Let's check a point between the intercepts, like $x=0.5$:
$f(0.5) = 3(0.5)^2(0.5-1)^2 = 3(0.25)(-0.5)^2 = 3(0.25)(0.25) = 0.1875$. This is a positive number.
So, the function is positive on the intervals: from negative infinity up to 0 (but not including 0), then from 0 to 1 (but not including 0 or 1), and then from 1 to positive infinity (but not including 1).
In math terms: Positive on $(-\infty, 0) \cup (0, 1) \cup (1, \infty)$.
The function is *never* negative (it never goes below the x-axis).

**Sketching the Graph**
Putting it all together:
1. Plot the x-intercepts at $(0,0)$ and $(1,0)$.

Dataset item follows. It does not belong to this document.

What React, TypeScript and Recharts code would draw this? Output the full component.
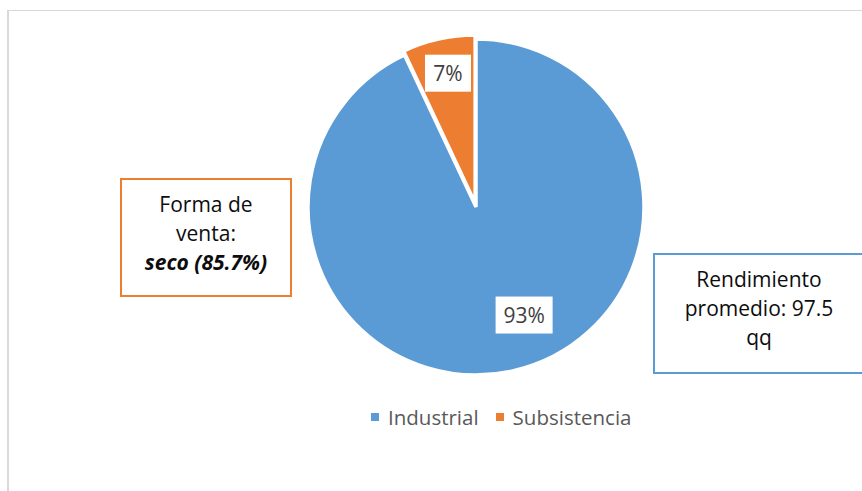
import React from 'react';
import { PieChart, Pie, Cell, Legend } from 'recharts';

const categories = ['Industrial', 'Subsistencia'];
const shares = [93, 7];
const colors = ['#5B9BD5', '#ED7D31'];
const leftNote = ['Forma de', 'venta:'];
const leftNoteEmph = 'seco (85.7%)';
const rightNote = ['Rendimiento', 'promedio: 97.5', 'qq'];

const data = categories.map((name, i) => ({ name, value: shares[i] }));

const FONT = '"Open Sans", "Noto Sans", sans-serif';
const RADIAN = Math.PI / 180;
// label placement (fraction of radius, angle shift in degrees) per slice
const labelRadius = [0.704, 0.79];
const labelShift = [11.4, -0.8];

const makeLabel = (only: number) => (props: any) => {
  const { cx, cy, midAngle, outerRadius, percent, index } = props;
  if (index !== only) return null;
  const a = (midAngle + labelShift[index]) * RADIAN;
  const r = outerRadius * labelRadius[index];
  const x = cx + r * Math.cos(-a);
  const y = cy + r * Math.sin(-a);
  const txt = `${Math.round(percent * 100)}%`;
  const w = 24 + 11 * txt.length;
  const h = 37;
  return (
    <g>
      <rect x={x - w / 2} y={y - h / 2} width={w} height={h} fill="#ffffff" />
      <text x={x} y={y} textAnchor="middle" dominantBaseline="central" fill="#404040"
        style={{ fontFamily: FONT, fontSize: 21 }}>{txt}</text>
    </g>
  );
};

const LegendContent = () => (
  <div style={{ display: 'flex', alignItems: 'center', fontFamily: FONT, fontSize: 20.5, color: '#595959' }}>
    {categories.map((c, i) => (
      <div key={c} style={{ display: 'flex', alignItems: 'center', marginRight: 17 }}>
        <span style={{ display: 'inline-block', width: 8, height: 8, background: colors[i], marginRight: 9 }} />
        <span>{c}</span>
      </div>
    ))}
  </div>
);

const boxText: React.CSSProperties = {
  position: 'absolute', boxSizing: 'border-box', fontFamily: FONT, fontSize: 21,
  lineHeight: '29px', textAlign: 'center', color: '#0d0d0d', background: '#fff', paddingTop: 9.5,
};

export default function App() {
  const cx = 476, cy = 207, R = 168;
  const explode = 4;
  const mid2 = 90 - (shares[0] / 100) * 360 - ((shares[1] / 100) * 360) / 2; // recharts mid angle
  const ex = explode * Math.cos(-mid2 * RADIAN);
  const ey = explode * Math.sin(-mid2 * RADIAN);
  return (
    <div style={{ position: 'absolute', left: 0, top: 0, width: 862, height: 491, overflow: 'hidden', background: '#fff' }}>
      <div style={{ position: 'absolute', left: 7, top: 10, width: 900, height: 520, borderLeft: '2px solid #d9d9d9', borderTop: '1px solid #d9d9d9' }} />
      <div style={{ position: 'absolute', left: 0, top: 0 }}>
        <PieChart width={862} height={491} margin={{ top: 0, right: 0, bottom: 0, left: 0 }}>
          <Pie data={data} dataKey="value" nameKey="name" cx={cx} cy={cy} outerRadius={R}
            startAngle={90} endAngle={-270} isAnimationActive={false} labelLine={false}
            label={makeLabel(0)} legendType="square">
            {data.map((d, i) => (
              <Cell key={d.name} fill={i === 0 ? colors[0] : 'transparent'} stroke={i === 0 ? '#ffffff' : 'none'} strokeWidth={3.5} />
            ))}
          </Pie>
          <Pie data={data} dataKey="value" nameKey="name" cx={cx + ex} cy={cy + ey} outerRadius={R}
            startAngle={90} endAngle={-270} isAnimationActive={false} labelLine={false}
            label={makeLabel(1)} legendType="none">
            {data.map((d, i) => (
              <Cell key={d.name} fill={i === 1 ? colors[1] : 'transparent'} stroke={i === 1 ? '#ffffff' : 'none'} strokeWidth={3.5} />
            ))}
          </Pie>
          <Legend content={<LegendContent />} wrapperStyle={{ position: 'absolute', left: 371, top: 403, width: 400, height: 28 }} />
        </PieChart>
      </div>
      <div style={{ ...boxText, left: 120, top: 178, width: 172, height: 119, border: '2px solid #ED7D31' }}>
        {leftNote.map((l) => <div key={l}>{l}</div>)}
        <div style={{ fontWeight: 'bold', fontStyle: 'italic' }}>{leftNoteEmph}</div>
      </div>
      <div style={{ ...boxText, left: 653, top: 253, width: 212, height: 121, border: '2px solid #5B9BD5' }}>
        {rightNote.map((l) => <div key={l}>{l}</div>)}
      </div>
    </div>
  );
}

2. Plot the y-intercept at $(0,0)$.
3. The ends of the graph go up.
4. At both $(0,0)$ and $(1,0)$, the graph touches the x-axis and turns back up.
5. The graph is always positive (or zero at the intercepts).
So, the graph comes down from the top left, touches the x-axis at $(0,0)$, goes up a little bit (there's a small hump/peak between 0 and 1, like at $x=0.5$ where $f(0.5)=0.1875$), then comes back down to touch the x-axis at $(1,0)$, and finally goes back up towards the top right. It looks like a 'W' shape where the bottom parts of the 'W' are on the x-axis.